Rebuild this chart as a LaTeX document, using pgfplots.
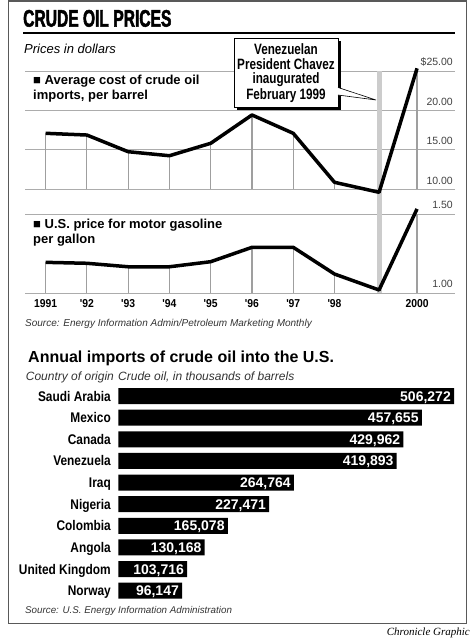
\documentclass[border=0pt]{standalone}
\usepackage{fontspec}
\setmainfont{Liberation Sans}
\usepackage{pgfplots}
\pgfplotsset{compat=1.18}
\newfontfamily\titlefont[FakeStretch=0.65,FakeBold=2]{Liberation Sans}
\newfontfamily\boxfont[FakeStretch=0.78]{Liberation Sans}
\newfontfamily\countryfont[FakeStretch=0.85]{Liberation Sans}
\newfontfamily\tickfont[FakeStretch=0.9]{Liberation Sans}
\newfontfamily\chronfont{Liberation Serif}
\newcommand\fs[1]{\fontsize{#1bp}{#1bp}\selectfont}
\pgfplotsset{
  base/.style={anchor=south west, scale only axis, enlargelimits=false,
    axis line style={draw=none}, tick style={draw=none}, major tick length=0pt},
  topgeom/.style={at={(25bp,-189bp)}, width=430bp, height=118bp,
    xmin=1990.5, xmax=2000.92, ymin=10, ymax=25},
  botgeom/.style={at={(25bp,-293.3bp)}, width=430bp, height=79bp,
    xmin=1990.5, xmax=2000.92, ymin=1, ymax=1.5},
}
\begin{document}
\begin{tikzpicture}[x=1bp,y=-1bp]
\useasboundingbox (0,0) rectangle (472,640);
\draw[black!65, line width=1.2bp] (8.5,1) rectangle (466.5,623.5);
\node[anchor=base west, inner sep=0pt] at (23,26.7) {\titlefont\bfseries\fs{24}CRUDE OIL PRICES};
\draw[line width=2.4bp] (23,33) -- (455,33);
\node[anchor=base west, inner sep=0pt] at (24,54) {\itshape\fs{13}Prices in dollars};

% grid + drop lines (clipped)
\begin{axis}[base, topgeom, xtick=\empty, ytick={10,15,20,25},
  yticklabels={10.00,15.00,20.00,\$25.00}, yticklabel pos=right,
  yticklabel style={anchor=base east, inner sep=0pt, xshift=-2bp, yshift=5bp, font=\fs{10.5}, text=black!75},
  ymajorgrids, grid style={draw=gray!65, line width=0.8bp}, clip=true]
\addplot[ycomb, draw=gray!75, line width=1.1bp, mark=none] coordinates {
(1991,17.08) (1992,16.86) (1993,14.74) (1994,14.23) (1995,15.81) (1996,19.41) (1997,17.08) (1998,10.85) (2000,25.34)};
\end{axis}
\begin{axis}[base, botgeom, xtick={1991,1992,1993,1994,1995,1996,1997,1998,2000},
  xticklabels={1991,'92,'93,'94,'95,'96,'97,'98,2000},
  xticklabel style={anchor=base, inner sep=0pt, yshift=-14bp, font=\tickfont\bfseries\fs{11.5}},
  ytick={1,1.5}, yticklabels={1.00,1.50}, yticklabel pos=right,
  yticklabel style={anchor=base east, inner sep=0pt, xshift=-2bp, yshift=6bp, font=\fs{10.5}, text=black!75},
  ymajorgrids, grid style={draw=gray!65, line width=0.8bp}, clip=true]
\addplot[ycomb, draw=gray!75, line width=1.1bp, mark=none] coordinates {
(1991,1.196) (1992,1.19) (1993,1.168) (1994,1.168) (1995,1.20) (1996,1.291) (1997,1.291) (1998,1.122) (2000,1.534)};
\end{axis}

\fill[gray!40] (377,71) rectangle (382,293.3);

% data lines
\begin{axis}[base, topgeom, hide axis, clip=false]
\addplot[black, line width=3.5bp, line join=round] coordinates {
(1991,17.08) (1992,16.86) (1993,14.74) (1994,14.23) (1995,15.81) (1996,19.41) (1997,17.08) (1998,10.85) (1999.08,9.58) (2000,25.34)};
\end{axis}
\begin{axis}[base, botgeom, hide axis, clip=false]
\addplot[black, line width=3.5bp, line join=round] coordinates {
(1991,1.196) (1992,1.19) (1993,1.168) (1994,1.168) (1995,1.20) (1996,1.291) (1997,1.291) (1998,1.122) (1999.08,1.021) (2000,1.534)};
\end{axis}

% legends
\node[anchor=base west, inner sep=0pt] at (33,85) {\bfseries\fs{13}■ Average cost of crude oil};
\node[anchor=base west, inner sep=0pt] at (33,99.3) {\bfseries\fs{13}imports, per barrel};
\node[anchor=base west, inner sep=0pt] at (33,228.3) {\bfseries\fs{13}■ U.S. price for motor gasoline};
\node[anchor=base west, inner sep=0pt] at (33,243.3) {\bfseries\fs{13}per gallon};

% annotation box
\fill[black] (237,41) rectangle (341,110);
\filldraw[fill=white, draw=black, line width=0.8bp] (234,38) rectangle (338,107);
\fill[white] (337.5,87.5) -- (376,100) -- (337.5,95) -- cycle;
\draw[line width=0.6bp] (338,87.5) -- (376,100) -- (338,95);
\node[anchor=base, inner sep=0pt] at (286,55) {\boxfont\bfseries\fs{15}Venezuelan};
\node[anchor=base, inner sep=0pt] at (286,69.5) {\boxfont\bfseries\fs{15}President Chavez};
\node[anchor=base, inner sep=0pt] at (286,84) {\boxfont\bfseries\fs{15}inaugurated};
\node[anchor=base, inner sep=0pt] at (286,99.3) {\boxfont\bfseries\fs{15}February 1999};

\node[anchor=base west, inner sep=0pt, text=black!80] at (25,326.7) {\itshape\fs{10}Source: Energy Information Admin/Petroleum Marketing Monthly};

% bar chart
\node[anchor=base west, inner sep=0pt] at (28,362.7) {\bfseries\fs{16}Annual imports of crude oil into the U.S.};
\node[anchor=base west, inner sep=0pt, text=black!80] at (25.7,380.7) {\itshape\fs{12}Country of origin};
\node[anchor=base west, inner sep=0pt, text=black!80] at (118,380.7) {\itshape\fs{12}Crude oil, in thousands of barrels};

\begin{axis}[base, at={(118.3bp,-601.5bp)}, width=335.7bp, height=216.3bp,
  xmin=0, xmax=506272, ymin=-0.5, ymax=9.5, y dir=reverse,
  xbar, bar width=16bp, xtick=\empty, ytick={0,1,2,3,4,5,6,7,8,9},
  yticklabels={Saudi Arabia,Mexico,Canada,Venezuela,Iraq,Nigeria,Colombia,Angola,United Kingdom,Norway},
  yticklabel style={anchor=base east, inner sep=0pt, xshift=-7.3bp, yshift=-5bp, font=\countryfont\bfseries\fs{14}},
  point meta=x,
  nodes near coords={\pgfmathprintnumber[fixed,precision=0,1000 sep={,},assume math mode=true]{\pgfplotspointmeta}},
  nodes near coords style={anchor=base east, inner sep=0pt, xshift=-3bp, yshift=-5bp, text=white, font=\bfseries\fs{14}},
  clip=false]
\addplot[fill=black, draw=none] coordinates {
(506272,0) (457655,1) (429962,2) (419893,3) (264764,4) (227471,5) (165078,6) (130168,7) (103716,8) (96147,9)};
\end{axis}

\node[anchor=base west, inner sep=0pt, text=black!80] at (25,613.3) {\itshape\fs{9.8}Source: U.S. Energy Information Administration};
\node[anchor=base east, inner sep=0pt] at (470,635.5) {\chronfont\itshape\fs{11}Chronicle Graphic};
\end{tikzpicture}
\end{document}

## [Goal]
Repeat the listing above exactly, with no pictures.

## [The reply]
Rebuild this chart as a LaTeX document, using pgfplots.
\documentclass[border=0pt]{standalone}
\usepackage{fontspec}
\setmainfont{Liberation Sans}
\usepackage{pgfplots}
\pgfplotsset{compat=1.18}
\newfontfamily\titlefont[FakeStretch=0.65,FakeBold=2]{Liberation Sans}
\newfontfamily\boxfont[FakeStretch=0.78]{Liberation Sans}
\newfontfamily\countryfont[FakeStretch=0.85]{Liberation Sans}
\newfontfamily\tickfont[FakeStretch=0.9]{Liberation Sans}
\newfontfamily\chronfont{Liberation Serif}
\newcommand\fs[1]{\fontsize{#1bp}{#1bp}\selectfont}
\pgfplotsset{
  base/.style={anchor=south west, scale only axis, enlargelimits=false,
    axis line style={draw=none}, tick style={draw=none}, major tick length=0pt},
  topgeom/.style={at={(25bp,-189bp)}, width=430bp, height=118bp,
    xmin=1990.5, xmax=2000.92, ymin=10, ymax=25},
  botgeom/.style={at={(25bp,-293.3bp)}, width=430bp, height=79bp,
    xmin=1990.5, xmax=2000.92, ymin=1, ymax=1.5},
}
\begin{document}
\begin{tikzpicture}[x=1bp,y=-1bp]
\useasboundingbox (0,0) rectangle (472,640);
\draw[black!65, line width=1.2bp] (8.5,1) rectangle (466.5,623.5);
\node[anchor=base west, inner sep=0pt] at (23,26.7) {\titlefont\bfseries\fs{24}CRUDE OIL PRICES};
\draw[line width=2.4bp] (23,33) -- (455,33);
\node[anchor=base west, inner sep=0pt] at (24,54) {\itshape\fs{13}Prices in dollars};

% grid + drop lines (clipped)
\begin{axis}[base, topgeom, xtick=\empty, ytick={10,15,20,25},
  yticklabels={10.00,15.00,20.00,\$25.00}, yticklabel pos=right,
  yticklabel style={anchor=base east, inner sep=0pt, xshift=-2bp, yshift=5bp, font=\fs{10.5}, text=black!75},
  ymajorgrids, grid style={draw=gray!65, line width=0.8bp}, clip=true]
\addplot[ycomb, draw=gray!75, line width=1.1bp, mark=none] coordinates {
(1991,17.08) (1992,16.86) (1993,14.74) (1994,14.23) (1995,15.81) (1996,19.41) (1997,17.08) (1998,10.85) (2000,25.34)};
\end{axis}
\begin{axis}[base, botgeom, xtick={1991,1992,1993,1994,1995,1996,1997,1998,2000},
  xticklabels={1991,'92,'93,'94,'95,'96,'97,'98,2000},
  xticklabel style={anchor=base, inner sep=0pt, yshift=-14bp, font=\tickfont\bfseries\fs{11.5}},
  ytick={1,1.5}, yticklabels={1.00,1.50}, yticklabel pos=right,
  yticklabel style={anchor=base east, inner sep=0pt, xshift=-2bp, yshift=6bp, font=\fs{10.5}, text=black!75},
  ymajorgrids, grid style={draw=gray!65, line width=0.8bp}, clip=true]
\addplot[ycomb, draw=gray!75, line width=1.1bp, mark=none] coordinates {
(1991,1.196) (1992,1.19) (1993,1.168) (1994,1.168) (1995,1.20) (1996,1.291) (1997,1.291) (1998,1.122) (2000,1.534)};
\end{axis}

\fill[gray!40] (377,71) rectangle (382,293.3);

% data lines
\begin{axis}[base, topgeom, hide axis, clip=false]
\addplot[black, line width=3.5bp, line join=round] coordinates {
(1991,17.08) (1992,16.86) (1993,14.74) (1994,14.23) (1995,15.81) (1996,19.41) (1997,17.08) (1998,10.85) (1999.08,9.58) (2000,25.34)};
\end{axis}
\begin{axis}[base, botgeom, hide axis, clip=false]
\addplot[black, line width=3.5bp, line join=round] coordinates {
(1991,1.196) (1992,1.19) (1993,1.168) (1994,1.168) (1995,1.20) (1996,1.291) (1997,1.291) (1998,1.122) (1999.08,1.021) (2000,1.534)};
\end{axis}

% legends
\node[anchor=base west, inner sep=0pt] at (33,85) {\bfseries\fs{13}■ Average cost of crude oil};
\node[anchor=base west, inner sep=0pt] at (33,99.3) {\bfseries\fs{13}imports, per barrel};
\node[anchor=base west, inner sep=0pt] at (33,228.3) {\bfseries\fs{13}■ U.S. price for motor gasoline};
\node[anchor=base west, inner sep=0pt] at (33,243.3) {\bfseries\fs{13}per gallon};

% annotation box
\fill[black] (237,41) rectangle (341,110);
\filldraw[fill=white, draw=black, line width=0.8bp] (234,38) rectangle (338,107);
\fill[white] (337.5,87.5) -- (376,100) -- (337.5,95) -- cycle;
\draw[line width=0.6bp] (338,87.5) -- (376,100) -- (338,95);
\node[anchor=base, inner sep=0pt] at (286,55) {\boxfont\bfseries\fs{15}Venezuelan};
\node[anchor=base, inner sep=0pt] at (286,69.5) {\boxfont\bfseries\fs{15}President Chavez};
\node[anchor=base, inner sep=0pt] at (286,84) {\boxfont\bfseries\fs{15}inaugurated};
\node[anchor=base, inner sep=0pt] at (286,99.3) {\boxfont\bfseries\fs{15}February 1999};

\node[anchor=base west, inner sep=0pt, text=black!80] at (25,326.7) {\itshape\fs{10}Source: Energy Information Admin/Petroleum Marketing Monthly};

% bar chart
\node[anchor=base west, inner sep=0pt] at (28,362.7) {\bfseries\fs{16}Annual imports of crude oil into the U.S.};
\node[anchor=base west, inner sep=0pt, text=black!80] at (25.7,380.7) {\itshape\fs{12}Country of origin};
\node[anchor=base west, inner sep=0pt, text=black!80] at (118,380.7) {\itshape\fs{12}Crude oil, in thousands of barrels};

\begin{axis}[base, at={(118.3bp,-601.5bp)}, width=335.7bp, height=216.3bp,
  xmin=0, xmax=506272, ymin=-0.5, ymax=9.5, y dir=reverse,
  xbar, bar width=16bp, xtick=\empty, ytick={0,1,2,3,4,5,6,7,8,9},
  yticklabels={Saudi Arabia,Mexico,Canada,Venezuela,Iraq,Nigeria,Colombia,Angola,United Kingdom,Norway},
  yticklabel style={anchor=base east, inner sep=0pt, xshift=-7.3bp, yshift=-5bp, font=\countryfont\bfseries\fs{14}},
  point meta=x,
  nodes near coords={\pgfmathprintnumber[fixed,precision=0,1000 sep={,},assume math mode=true]{\pgfplotspointmeta}},
  nodes near coords style={anchor=base east, inner sep=0pt, xshift=-3bp, yshift=-5bp, text=white, font=\bfseries\fs{14}},
  clip=false]
\addplot[fill=black, draw=none] coordinates {
(506272,0) (457655,1) (429962,2) (419893,3) (264764,4) (227471,5) (165078,6) (130168,7) (103716,8) (96147,9)};
\end{axis}

\node[anchor=base west, inner sep=0pt, text=black!80] at (25,613.3) {\itshape\fs{9.8}Source: U.S. Energy Information Administration};
\node[anchor=base east, inner sep=0pt] at (470,635.5) {\chronfont\itshape\fs{11}Chronicle Graphic};
\end{tikzpicture}
\end{document}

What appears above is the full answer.